_Directive_. Report how many lines contain the word "this", with no other text.

_Code that draws figures_.
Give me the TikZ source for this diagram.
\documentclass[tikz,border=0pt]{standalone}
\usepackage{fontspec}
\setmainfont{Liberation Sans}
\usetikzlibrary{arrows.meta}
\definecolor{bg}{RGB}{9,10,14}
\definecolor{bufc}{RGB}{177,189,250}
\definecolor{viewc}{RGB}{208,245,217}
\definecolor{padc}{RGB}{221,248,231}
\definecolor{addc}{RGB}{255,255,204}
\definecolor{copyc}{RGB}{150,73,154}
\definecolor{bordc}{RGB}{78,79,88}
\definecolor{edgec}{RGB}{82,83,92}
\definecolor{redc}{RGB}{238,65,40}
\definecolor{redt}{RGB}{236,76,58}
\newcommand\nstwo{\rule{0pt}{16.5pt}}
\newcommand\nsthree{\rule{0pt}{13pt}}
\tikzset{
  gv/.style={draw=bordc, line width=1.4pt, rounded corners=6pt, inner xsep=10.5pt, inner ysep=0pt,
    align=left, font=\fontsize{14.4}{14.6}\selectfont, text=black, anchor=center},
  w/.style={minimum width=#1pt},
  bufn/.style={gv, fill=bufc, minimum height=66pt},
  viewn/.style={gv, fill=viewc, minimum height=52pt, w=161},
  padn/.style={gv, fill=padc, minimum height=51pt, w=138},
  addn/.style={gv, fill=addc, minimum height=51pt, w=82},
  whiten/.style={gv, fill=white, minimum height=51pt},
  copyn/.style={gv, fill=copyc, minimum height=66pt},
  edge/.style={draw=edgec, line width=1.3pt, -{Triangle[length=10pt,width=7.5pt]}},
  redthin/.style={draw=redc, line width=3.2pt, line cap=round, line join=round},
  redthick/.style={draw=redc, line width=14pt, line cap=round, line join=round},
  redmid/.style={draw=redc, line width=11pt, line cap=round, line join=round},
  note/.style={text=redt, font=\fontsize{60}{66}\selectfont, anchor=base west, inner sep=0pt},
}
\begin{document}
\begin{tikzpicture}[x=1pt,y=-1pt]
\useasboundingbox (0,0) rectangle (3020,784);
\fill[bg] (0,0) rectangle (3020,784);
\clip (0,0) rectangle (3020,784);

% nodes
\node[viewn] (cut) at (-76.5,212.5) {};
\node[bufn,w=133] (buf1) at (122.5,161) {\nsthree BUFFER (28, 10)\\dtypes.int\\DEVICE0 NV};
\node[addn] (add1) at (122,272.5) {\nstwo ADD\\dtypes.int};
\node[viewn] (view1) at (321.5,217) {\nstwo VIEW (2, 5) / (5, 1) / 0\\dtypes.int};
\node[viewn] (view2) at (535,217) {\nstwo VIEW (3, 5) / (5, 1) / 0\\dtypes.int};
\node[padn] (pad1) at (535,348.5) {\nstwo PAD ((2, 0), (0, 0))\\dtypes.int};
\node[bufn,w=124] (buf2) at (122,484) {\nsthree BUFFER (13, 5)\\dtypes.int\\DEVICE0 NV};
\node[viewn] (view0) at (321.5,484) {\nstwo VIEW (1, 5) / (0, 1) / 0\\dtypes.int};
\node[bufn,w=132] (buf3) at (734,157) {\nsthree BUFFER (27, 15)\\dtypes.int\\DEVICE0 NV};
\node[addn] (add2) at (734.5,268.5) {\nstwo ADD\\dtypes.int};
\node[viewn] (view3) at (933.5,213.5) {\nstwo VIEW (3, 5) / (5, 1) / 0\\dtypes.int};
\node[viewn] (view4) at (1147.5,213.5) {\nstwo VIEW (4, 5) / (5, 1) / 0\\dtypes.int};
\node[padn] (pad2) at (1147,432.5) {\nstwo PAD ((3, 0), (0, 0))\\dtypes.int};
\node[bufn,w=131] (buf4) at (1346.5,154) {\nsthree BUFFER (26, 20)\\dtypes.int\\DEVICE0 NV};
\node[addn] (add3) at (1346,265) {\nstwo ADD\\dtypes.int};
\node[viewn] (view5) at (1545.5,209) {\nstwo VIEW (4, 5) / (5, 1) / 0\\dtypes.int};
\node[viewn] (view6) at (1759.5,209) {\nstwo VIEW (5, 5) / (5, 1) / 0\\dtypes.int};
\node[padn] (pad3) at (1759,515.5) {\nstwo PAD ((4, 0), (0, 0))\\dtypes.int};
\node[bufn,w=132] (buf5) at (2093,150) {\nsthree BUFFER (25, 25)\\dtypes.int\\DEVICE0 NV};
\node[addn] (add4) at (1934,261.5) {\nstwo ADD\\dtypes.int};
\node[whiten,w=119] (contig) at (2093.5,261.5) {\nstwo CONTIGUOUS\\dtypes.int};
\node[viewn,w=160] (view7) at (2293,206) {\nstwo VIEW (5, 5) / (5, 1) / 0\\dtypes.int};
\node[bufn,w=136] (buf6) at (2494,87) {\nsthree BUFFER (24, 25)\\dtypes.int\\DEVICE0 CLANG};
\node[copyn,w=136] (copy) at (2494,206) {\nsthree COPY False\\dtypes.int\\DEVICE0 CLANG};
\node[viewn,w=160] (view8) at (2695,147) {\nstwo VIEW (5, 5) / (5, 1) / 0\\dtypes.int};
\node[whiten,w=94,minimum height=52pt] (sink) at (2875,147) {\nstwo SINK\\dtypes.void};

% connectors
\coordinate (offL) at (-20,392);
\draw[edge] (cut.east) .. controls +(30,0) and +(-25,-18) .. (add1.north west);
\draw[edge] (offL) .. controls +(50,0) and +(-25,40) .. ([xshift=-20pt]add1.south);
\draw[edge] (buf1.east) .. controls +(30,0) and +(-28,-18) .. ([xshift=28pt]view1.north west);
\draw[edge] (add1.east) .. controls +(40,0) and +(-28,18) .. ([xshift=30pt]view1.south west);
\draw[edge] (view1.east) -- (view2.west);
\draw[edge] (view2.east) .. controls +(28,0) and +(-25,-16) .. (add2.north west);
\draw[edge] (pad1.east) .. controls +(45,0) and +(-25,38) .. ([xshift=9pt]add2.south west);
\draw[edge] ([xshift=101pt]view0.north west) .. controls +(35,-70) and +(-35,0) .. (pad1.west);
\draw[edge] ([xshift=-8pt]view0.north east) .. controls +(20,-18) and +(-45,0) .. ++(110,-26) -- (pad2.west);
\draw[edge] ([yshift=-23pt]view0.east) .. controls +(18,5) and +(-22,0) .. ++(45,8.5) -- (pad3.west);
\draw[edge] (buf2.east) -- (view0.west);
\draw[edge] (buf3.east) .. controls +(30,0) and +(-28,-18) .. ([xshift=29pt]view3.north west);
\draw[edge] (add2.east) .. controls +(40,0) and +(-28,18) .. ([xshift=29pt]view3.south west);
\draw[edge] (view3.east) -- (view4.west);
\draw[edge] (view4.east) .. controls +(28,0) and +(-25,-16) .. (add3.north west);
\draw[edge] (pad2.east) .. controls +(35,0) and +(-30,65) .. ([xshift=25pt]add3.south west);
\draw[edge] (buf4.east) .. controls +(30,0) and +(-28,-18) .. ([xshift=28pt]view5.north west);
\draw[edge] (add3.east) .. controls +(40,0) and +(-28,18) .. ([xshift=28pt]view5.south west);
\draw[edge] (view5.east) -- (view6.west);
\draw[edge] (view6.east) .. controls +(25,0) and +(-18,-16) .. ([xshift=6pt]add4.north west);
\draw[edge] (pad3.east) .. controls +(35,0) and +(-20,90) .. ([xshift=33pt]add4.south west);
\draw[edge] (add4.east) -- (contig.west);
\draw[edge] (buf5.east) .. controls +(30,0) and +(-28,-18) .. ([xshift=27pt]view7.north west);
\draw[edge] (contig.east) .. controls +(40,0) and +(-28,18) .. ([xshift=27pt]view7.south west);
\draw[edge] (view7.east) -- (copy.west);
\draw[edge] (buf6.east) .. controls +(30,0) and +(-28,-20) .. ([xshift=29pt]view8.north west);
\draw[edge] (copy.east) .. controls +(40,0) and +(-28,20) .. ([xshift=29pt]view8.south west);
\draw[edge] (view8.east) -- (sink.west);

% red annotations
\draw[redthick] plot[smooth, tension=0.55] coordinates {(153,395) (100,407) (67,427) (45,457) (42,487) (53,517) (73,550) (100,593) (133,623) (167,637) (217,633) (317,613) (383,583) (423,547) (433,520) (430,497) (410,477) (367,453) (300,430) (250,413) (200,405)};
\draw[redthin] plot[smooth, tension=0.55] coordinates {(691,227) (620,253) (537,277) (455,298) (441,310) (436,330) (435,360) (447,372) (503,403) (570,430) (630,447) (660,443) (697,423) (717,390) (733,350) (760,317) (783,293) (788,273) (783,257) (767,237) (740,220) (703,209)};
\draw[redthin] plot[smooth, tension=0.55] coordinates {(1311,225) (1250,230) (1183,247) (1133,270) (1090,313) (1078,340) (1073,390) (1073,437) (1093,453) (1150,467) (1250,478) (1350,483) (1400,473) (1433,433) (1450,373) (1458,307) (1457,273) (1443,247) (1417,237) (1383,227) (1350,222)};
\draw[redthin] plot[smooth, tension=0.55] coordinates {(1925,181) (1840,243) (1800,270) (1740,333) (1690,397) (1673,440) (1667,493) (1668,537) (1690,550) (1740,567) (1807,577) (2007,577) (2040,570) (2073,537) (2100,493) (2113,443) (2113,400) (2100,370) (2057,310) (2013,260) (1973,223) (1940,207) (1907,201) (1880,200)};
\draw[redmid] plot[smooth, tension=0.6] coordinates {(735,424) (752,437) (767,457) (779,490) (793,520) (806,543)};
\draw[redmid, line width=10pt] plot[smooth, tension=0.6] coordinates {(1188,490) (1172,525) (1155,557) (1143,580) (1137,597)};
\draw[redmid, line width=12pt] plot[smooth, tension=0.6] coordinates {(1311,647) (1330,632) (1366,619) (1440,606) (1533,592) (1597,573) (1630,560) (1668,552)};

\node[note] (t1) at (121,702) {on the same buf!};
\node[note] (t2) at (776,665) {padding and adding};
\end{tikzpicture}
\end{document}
...
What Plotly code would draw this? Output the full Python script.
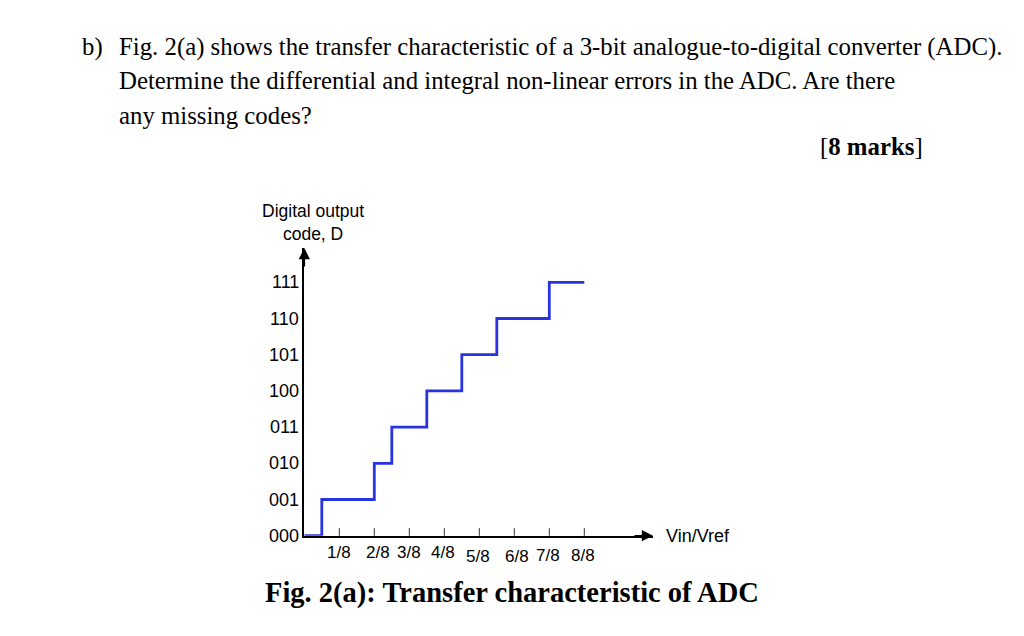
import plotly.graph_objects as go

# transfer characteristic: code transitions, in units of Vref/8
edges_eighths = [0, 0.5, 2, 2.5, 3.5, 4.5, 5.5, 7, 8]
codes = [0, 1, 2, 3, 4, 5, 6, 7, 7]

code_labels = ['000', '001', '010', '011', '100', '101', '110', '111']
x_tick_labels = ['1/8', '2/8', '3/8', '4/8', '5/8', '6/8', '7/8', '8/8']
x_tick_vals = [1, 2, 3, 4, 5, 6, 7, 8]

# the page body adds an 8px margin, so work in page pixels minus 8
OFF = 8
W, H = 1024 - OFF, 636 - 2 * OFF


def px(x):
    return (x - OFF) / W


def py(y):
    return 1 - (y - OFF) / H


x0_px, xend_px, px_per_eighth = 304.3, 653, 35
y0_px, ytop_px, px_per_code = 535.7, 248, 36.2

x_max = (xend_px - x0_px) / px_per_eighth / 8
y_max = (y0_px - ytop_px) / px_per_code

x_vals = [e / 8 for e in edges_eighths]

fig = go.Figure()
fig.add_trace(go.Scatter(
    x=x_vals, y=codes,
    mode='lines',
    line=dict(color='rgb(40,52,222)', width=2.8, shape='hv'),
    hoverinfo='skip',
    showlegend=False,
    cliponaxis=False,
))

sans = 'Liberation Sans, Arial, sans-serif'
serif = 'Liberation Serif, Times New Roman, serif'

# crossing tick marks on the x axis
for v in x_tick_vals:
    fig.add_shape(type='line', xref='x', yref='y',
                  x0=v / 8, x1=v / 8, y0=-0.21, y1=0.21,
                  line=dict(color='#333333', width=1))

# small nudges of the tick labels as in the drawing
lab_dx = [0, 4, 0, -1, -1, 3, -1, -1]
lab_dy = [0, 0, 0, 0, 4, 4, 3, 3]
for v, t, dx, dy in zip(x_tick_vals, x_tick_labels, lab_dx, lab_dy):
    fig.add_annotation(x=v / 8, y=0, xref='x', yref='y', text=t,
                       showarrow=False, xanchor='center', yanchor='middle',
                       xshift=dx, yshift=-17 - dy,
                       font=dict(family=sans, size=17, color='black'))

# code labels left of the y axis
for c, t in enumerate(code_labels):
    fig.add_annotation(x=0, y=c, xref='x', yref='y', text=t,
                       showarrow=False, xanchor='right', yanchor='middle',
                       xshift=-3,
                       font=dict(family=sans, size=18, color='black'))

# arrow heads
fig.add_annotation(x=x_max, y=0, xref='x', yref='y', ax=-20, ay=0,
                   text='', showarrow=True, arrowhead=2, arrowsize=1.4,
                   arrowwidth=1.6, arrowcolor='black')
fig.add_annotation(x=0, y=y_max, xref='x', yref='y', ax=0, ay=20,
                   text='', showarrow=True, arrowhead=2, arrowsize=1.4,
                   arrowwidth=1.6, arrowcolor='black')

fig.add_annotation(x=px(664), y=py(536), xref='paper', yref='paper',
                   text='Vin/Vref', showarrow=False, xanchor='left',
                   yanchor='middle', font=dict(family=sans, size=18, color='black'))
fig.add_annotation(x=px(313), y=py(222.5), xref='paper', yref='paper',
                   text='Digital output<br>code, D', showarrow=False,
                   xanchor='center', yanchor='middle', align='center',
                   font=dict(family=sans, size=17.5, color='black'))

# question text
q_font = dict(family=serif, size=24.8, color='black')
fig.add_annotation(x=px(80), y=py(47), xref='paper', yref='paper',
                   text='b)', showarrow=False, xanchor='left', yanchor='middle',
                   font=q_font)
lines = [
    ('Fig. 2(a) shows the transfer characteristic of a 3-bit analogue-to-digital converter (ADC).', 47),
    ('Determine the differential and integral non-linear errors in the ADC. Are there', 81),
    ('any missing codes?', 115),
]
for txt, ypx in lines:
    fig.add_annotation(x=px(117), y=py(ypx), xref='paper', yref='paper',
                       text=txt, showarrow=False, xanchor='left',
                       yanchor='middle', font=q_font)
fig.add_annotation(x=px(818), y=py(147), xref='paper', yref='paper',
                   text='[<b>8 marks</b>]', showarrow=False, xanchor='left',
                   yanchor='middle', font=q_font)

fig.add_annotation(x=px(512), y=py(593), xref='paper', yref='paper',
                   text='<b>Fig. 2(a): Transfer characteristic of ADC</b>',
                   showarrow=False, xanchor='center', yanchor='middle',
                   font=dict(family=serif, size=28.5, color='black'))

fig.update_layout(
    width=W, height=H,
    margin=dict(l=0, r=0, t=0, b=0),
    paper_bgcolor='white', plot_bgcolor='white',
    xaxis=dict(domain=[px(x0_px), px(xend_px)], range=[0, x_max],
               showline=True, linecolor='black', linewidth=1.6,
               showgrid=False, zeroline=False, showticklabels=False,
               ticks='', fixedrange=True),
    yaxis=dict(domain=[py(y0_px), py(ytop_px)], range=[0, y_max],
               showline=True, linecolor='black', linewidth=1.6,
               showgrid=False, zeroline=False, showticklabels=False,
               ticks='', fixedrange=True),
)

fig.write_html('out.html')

_Task result_. 2